Question

question_answer
If 2 is added to each odd digit and 4 is subtracted from each even digit in the number 5384176 and the new number thus formed is arranged in ascending order from left to right then how many digits will appear exactly in the same place as in the original number given in the question?
A)
More than three
B)
None
C)
One
D)
Two
E)
Three

Answer

**step1** Understanding the Problem

The problem asks us to perform several operations on the digits of a given number, then arrange the new digits in ascending order, and finally determine how many digits in this final arrangement occupy the same position as they did in the original number.

**step2** Decomposing the Original Number

The original number given is 5384176.
Let's decompose this number into its individual digits and their place values:
* The millions place is 5.
* The hundred thousands place is 3.
* The ten thousands place is 8.
* The thousands place is 4.
* The hundreds place is 1.
* The tens place is 7.
* The ones place is 6.

**step3** Applying Operations to Each Digit

We need to apply the following rules to each digit:
* Add 2 to each odd digit.
* Subtract 4 from each even digit.
Let's process each digit:
* **Digit 5 (odd):** $$5 + 2 = 7$$
* **Digit 3 (odd):** $$3 + 2 = 5$$
* **Digit 8 (even):** $$8 - 4 = 4$$
* **Digit 4 (even):** $$4 - 4 = 0$$
* **Digit 1 (odd):** $$1 + 2 = 3$$
* **Digit 7 (odd):** $$7 + 2 = 9$$
* **Digit 6 (even):** $$6 - 4 = 2$$

**step4** Forming the New Number's Digits

After applying the operations, the new set of digits, in their original order of appearance, is 7, 5, 4, 0, 3, 9, 2.
So, the number formed by these new digits, maintaining their original positions, would be 7540392.

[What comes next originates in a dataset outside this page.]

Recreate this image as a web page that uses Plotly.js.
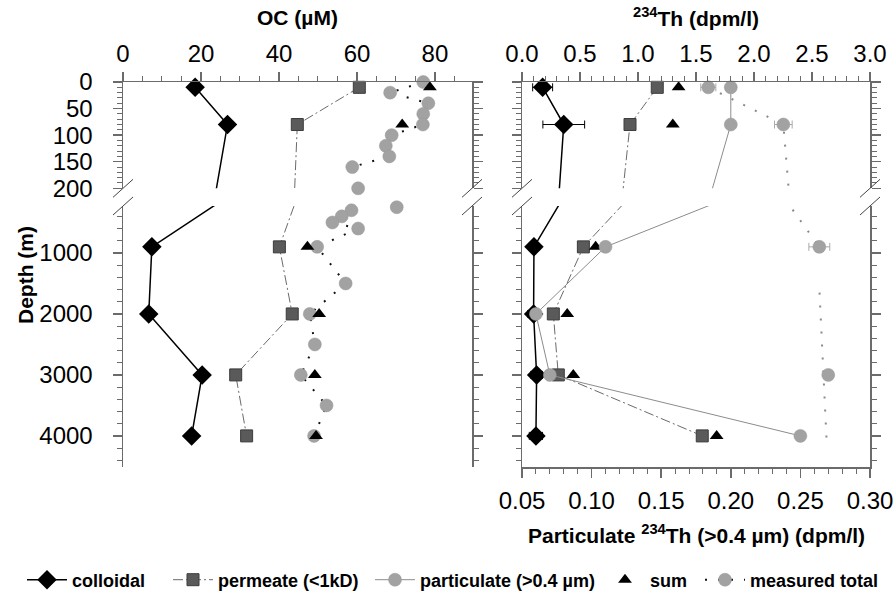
<!DOCTYPE html>
<html><head><meta charset="utf-8">
<script src="https://cdn.plot.ly/plotly-3.0.1.min.js"></script>
<style>html,body{margin:0;padding:0;background:#fff}#chart{width:896px;height:601px}</style>
</head><body><div id="chart"></div>
<script>
// ---------- data ----------
// Left panel: organic carbon (µM) vs depth (m)
const depthOC = [10, 80, 900, 2000, 3000, 4000];
const colloidalOC = [18.5, 26.8, 7.4, 6.6, 20.3, 17.6];
const permeateOC = [60.6, 44.7, 40.1, 43.4, 28.9, 31.7];
const sumOC = [78.7, 71.6, 47.3, 50.3, 49.2, 49.5];
const totalOCDepth = [0, 20, 40, 60, 80, 100, 120, 140, 160, 200, 300, 400, 500, 600, 900, 1500, 2000, 2500, 3000, 3500, 4000];
const totalOC = [77.0, 68.5, 78.3, 77.0, 76.9, 68.9, 67.4, 68.3, 58.8, 60.3, 58.6, 56.1, 53.7, 60.3, 49.8, 57.1, 47.9, 49.2, 45.6, 52.2, 49.0];
const extraOCDepth = [250];
const extraOC = [70.2];

// Right panel: 234Th (dpm/l) vs depth (m)
const depthTh = [10, 80, 900, 2000, 3000, 4000];
const colloidalTh = [0.178, 0.36, 0.103, 0.10, 0.126, 0.12];
const colloidalThErr = [0.086, 0.18, 0.043, 0.05, 0.05, 0.057];
const permeateTh = [1.166, 0.931, 0.529, 0.27, 0.313, 1.554];
const sumTh = [1.35, 1.30, 0.635, 0.39, 0.442, 1.678];
const particulateTh = [0.200, 0.200, 0.110, 0.060, 0.070, 0.250]; // bottom axis scale
const totalThDepth = [10, 80, 900, 3000];
const totalTh = [1.606, 2.253, 2.563, 2.64];
const totalThErr = [0.065, 0.076, 0.09, 0];
const totalThPathDepth = [10, 80, 900, null, 1650, 4120];
const totalThPath = [1.606, 2.253, 2.563, null, 2.565, 2.627];

// ranges
const ocRange = [0, 89.5];
const thRange = [0, 3];
const partRange = [0.05, 0.30];
const upperDepthRange = [200, 0];
const lowerDepthRange = [4510, 230];

// legend labels
const legendNames = ['colloidal', 'permeate (&lt;1kD)', 'particulate (&gt;0.4 µm)', 'sum', 'measured total'];

// ---------- geometry ----------
const FONT = 'Liberation Sans, Arial, Helvetica, sans-serif';
const AX = '#6b6b6b';
const PL = 123, PR = 870, PT = 82, PB = 467, W = 896, H = 601;
const PW = PR - PL, PH = PB - PT;
const px2x = p => (p - PL) / PW;
const py2y = p => (PB - p) / PH;
const domL = [0, px2x(472)];
const domR = [px2x(522), 1];
const domUp = [py2y(188.3), 1];
const domLow = [0, py2y(206)];

function clone(o) { return JSON.parse(JSON.stringify(o)); }
function both(t, xa, yLow, yUp) {
  const up = clone(t); up.xaxis = xa; up.yaxis = yUp;
  const low = clone(t); low.xaxis = xa; low.yaxis = yLow; low.showlegend = false;
  return [low, up];
}

const diamond = {symbol: 'diamond', size: 15, color: '#000'};
const square = {symbol: 'square', size: 12, color: '#5a5a5a', line: {color: '#3c3c3c', width: 1}};
const tri = {symbol: 'triangle-up', size: 12, color: '#000'};
const circ = {symbol: 'circle', size: 13, color: '#a2a2a2', line: {color: '#999', width: 0.5}};
const dotted = '2px,11px';
const dashdot = '10px,3px,2px,3px';

let traces = [];
// ---- left panel ----
traces = traces.concat(both({type: 'scatter', mode: 'lines+markers', name: legendNames[0], legend: 'legend',
  x: colloidalOC, y: depthOC, line: {color: '#000', width: 1.5}, marker: diamond, cliponaxis: false}, 'x', 'y', 'y2'));
traces = traces.concat(both({type: 'scatter', mode: 'lines+markers', name: legendNames[1], legend: 'legend2',
  x: permeateOC, y: depthOC, line: {color: '#6a6a6a', width: 1, dash: dashdot}, marker: square, cliponaxis: false}, 'x', 'y', 'y2'));
traces = traces.concat(both({type: 'scatter', mode: 'lines+markers', name: legendNames[4], legend: 'legend5',
  x: totalOC, y: totalOCDepth, line: {color: '#111', width: 2, dash: dotted}, marker: circ, cliponaxis: false}, 'x', 'y', 'y2'));
traces = traces.concat(both({type: 'scatter', mode: 'markers', name: 'measured total extra', showlegend: false,
  x: extraOC, y: extraOCDepth, marker: circ, cliponaxis: false}, 'x', 'y', 'y2'));
traces = traces.concat(both({type: 'scatter', mode: 'markers', name: legendNames[3], legend: 'legend4',
  x: sumOC, y: depthOC, marker: tri, cliponaxis: false}, 'x', 'y', 'y2'));

// ---- right panel ----
traces = traces.concat(both({type: 'scatter', mode: 'markers', showlegend: false, name: 'colloidal err',
  x: colloidalTh, y: depthTh, marker: {size: 1, opacity: 0},
  error_x: {type: 'data', array: colloidalThErr, color: '#000', thickness: 1, width: 4}, cliponaxis: true}, 'x2', 'y3', 'y4'));
traces = traces.concat(both({type: 'scatter', mode: 'markers', showlegend: false, name: 'total err',
  x: totalTh, y: totalThDepth, marker: {size: 1, opacity: 0},
  error_x: {type: 'data', array: totalThErr, color: '#aaa', thickness: 1, width: 4}, cliponaxis: true}, 'x2', 'y3', 'y4'));
traces = traces.concat(both({type: 'scatter', mode: 'lines', showlegend: false, name: 'total path',
  x: totalThPath, y: totalThPathDepth, connectgaps: false, line: {color: '#8a8a8a', width: 2, dash: dotted}}, 'x2', 'y3', 'y4'));
traces = traces.concat(both({type: 'scatter', mode: 'lines+markers', showlegend: false, name: 'colloidal',
  x: colloidalTh, y: depthTh, line: {color: '#000', width: 1.5}, marker: diamond, cliponaxis: false}, 'x2', 'y3', 'y4'));
traces = traces.concat(both({type: 'scatter', mode: 'markers', showlegend: false, name: 'measured total',
  x: totalTh, y: totalThDepth, marker: circ, cliponaxis: false}, 'x2', 'y3', 'y4'));
traces = traces.concat(both({type: 'scatter', mode: 'lines+markers', showlegend: false, name: 'permeate',
  x: permeateTh, y: depthTh, line: {color: '#6a6a6a', width: 1, dash: dashdot}, marker: square, cliponaxis: false}, 'x2', 'y3', 'y4'));
traces = traces.concat(both({type: 'scatter', mode: 'markers', showlegend: false, name: 'sum',
  x: sumTh, y: depthTh, marker: tri, cliponaxis: false}, 'x2', 'y3', 'y4'));
traces = traces.concat(both({type: 'scatter', mode: 'lines+markers', name: legendNames[2], legend: 'legend3',
  x: particulateTh, y: depthTh, line: {color: '#8c8c8c', width: 1}, marker: circ, cliponaxis: false}, 'x3', 'y3', 'y4'));

// ---------- axes ----------
function axis(extra) {
  return Object.assign({
    showline: true, linecolor: AX, linewidth: 1.5, ticks: 'outside', ticklen: 9, tickwidth: 1.5, tickcolor: AX,
    showgrid: false, zeroline: false, autorange: false, fixedrange: true,
    tickfont: {family: FONT, size: 24, color: '#000'}
  }, extra);
}
const minor = d => ({ticks: 'outside', ticklen: 5, tickwidth: 1, tickcolor: AX, dtick: d, showgrid: false});

function legendAt(textStartPx) {
  return {orientation: 'h', xref: 'container', x: (textStartPx - 50) / W, xanchor: 'left',
    yref: 'container', y: (H - 580) / H, yanchor: 'middle', itemwidth: 40,
    font: {family: FONT, size: 18, weight: 'bold', color: '#000'}, bgcolor: 'rgba(0,0,0,0)', borderwidth: 0};
}

const layout = {
  width: W, height: H, margin: {l: PL, r: W - PR, t: PT, b: H - PB, pad: 0},
  paper_bgcolor: '#fff', plot_bgcolor: '#fff', font: {family: FONT, color: '#000'},
  showlegend: true,
  xaxis: axis({domain: domL, range: ocRange, anchor: 'y2', side: 'top', dtick: 20, tick0: 0, minor: minor(5), ticklabelstandoff: 0}),
  xaxis4: axis({domain: domL, range: ocRange, anchor: 'y', side: 'bottom', overlaying: 'x', dtick: 20, tick0: 0, minor: minor(5), showticklabels: false}),
  xaxis2: axis({domain: domR, range: thRange, anchor: 'y4', side: 'top', dtick: 0.5, tick0: 0, tickformat: '.1f', minor: minor(0.1), ticklabelstandoff: 0}),
  xaxis3: axis({domain: domR, range: partRange, anchor: 'y3', side: 'bottom', overlaying: 'x2', dtick: 0.05, tick0: 0, tickformat: '.2f', minor: minor(0.01), ticklabelstandoff: 3}),
  yaxis: axis({domain: domLow, range: lowerDepthRange, anchor: 'x', dtick: 1000, tick0: 0, minor: minor(200), mirror: 'ticks', ticklabelstandoff: 15}),
  yaxis2: axis({domain: domUp, range: upperDepthRange, anchor: 'x', dtick: 50, tick0: 0, minor: minor(10), mirror: 'ticks', ticklabelstandoff: 15}),
  yaxis3: axis({domain: domLow, range: lowerDepthRange, anchor: 'x2', dtick: 1000, tick0: 0, minor: minor(200), mirror: 'ticks', showticklabels: false}),
  yaxis4: axis({domain: domUp, range: upperDepthRange, anchor: 'x2', dtick: 50, tick0: 0, minor: minor(10), mirror: 'ticks', showticklabels: false}),
  legend: legendAt(72),
  legend2: legendAt(218),
  legend3: legendAt(420),
  legend4: legendAt(650),
  legend5: legendAt(750),
  annotations: [
    {text: 'OC (µM)', xref: 'paper', yref: 'paper', x: (domL[0] + domL[1]) / 2, y: py2y(18), xanchor: 'center', yanchor: 'middle', showarrow: false,
      font: {family: FONT, size: 21, weight: 'bold'}},
    {text: '<sup>234</sup>Th (dpm/l)', xref: 'paper', yref: 'paper', x: (domR[0] + domR[1]) / 2, y: py2y(17), xanchor: 'center', yanchor: 'middle', showarrow: false,
      font: {family: FONT, size: 21, weight: 'bold'}},
    {text: 'Particulate <sup>234</sup>Th (&gt;0.4 µm) (dpm/l)', xref: 'paper', yref: 'paper', x: (domR[0] + domR[1]) / 2, y: py2y(534), xanchor: 'center', yanchor: 'middle', showarrow: false,
      font: {family: FONT, size: 21, weight: 'bold'}},
    {text: 'Depth (m)', xref: 'paper', yref: 'paper', x: px2x(25), y: py2y(275), xanchor: 'center', yanchor: 'middle', showarrow: false, textangle: -90,
      font: {family: FONT, size: 21, weight: 'bold'}}
  ],
  shapes: []
};

// axis-break slashes on every vertical axis line
[PL, 472, 522, PR].forEach(function (xp) {
  [domUp[0], domLow[1]].forEach(function (yv) {
    layout.shapes.push({type: 'line', xref: 'paper', yref: 'paper', xsizemode: 'pixel', ysizemode: 'pixel',
      xanchor: px2x(xp), yanchor: yv, x0: -10, x1: 10, y0: -9, y1: 9, line: {color: '#444', width: 1}});
  });
});

Plotly.newPlot('chart', traces, layout, {staticPlot: true, displayModeBar: false});
</script>
</body></html>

**step5** Arranging the New Digits in Ascending Order

Now, we take the set of new digits {7, 5, 4, 0, 3, 9, 2} and arrange them in ascending order (from smallest to largest).
The sorted order of these digits is {0, 2, 3, 4, 5, 7, 9}.
This means the final number, after arranging its digits in ascending order, is 0234579.

**step6** Comparing Digits' Positions

We need to compare the positions of the digits in the final sorted number with their positions in the original number (5384176).
Let's list them vertically for comparison:
Original Number: 5 3 8 4 1 7 6
Sorted New Number: 0 2 3 4 5 7 9
Now, we compare digit by digit at each position:
* **Position 1 (Millions):** Original: 5, Sorted New: 0. (Not the same)
* **Position 2 (Hundred thousands):** Original: 3, Sorted New: 2. (Not the same)
* **Position 3 (Ten thousands):** Original: 8, Sorted New: 3. (Not the same)
* **Position 4 (Thousands):** Original: 4, Sorted New: 4. (This is the same!)
* **Position 5 (Hundreds):** Original: 1, Sorted New: 5. (Not the same)
* **Position 6 (Tens):** Original: 7, Sorted New: 7. (This is the same!)
* **Position 7 (Ones):** Original: 6, Sorted New: 9. (Not the same)
We found two positions where the digit in the original number is the same as the digit in the final sorted number: the thousands place (4) and the tens place (7).

**step7** Final Answer

There are 2 digits that appear exactly in the same place as in the original number.
Therefore, the correct option is D) Two.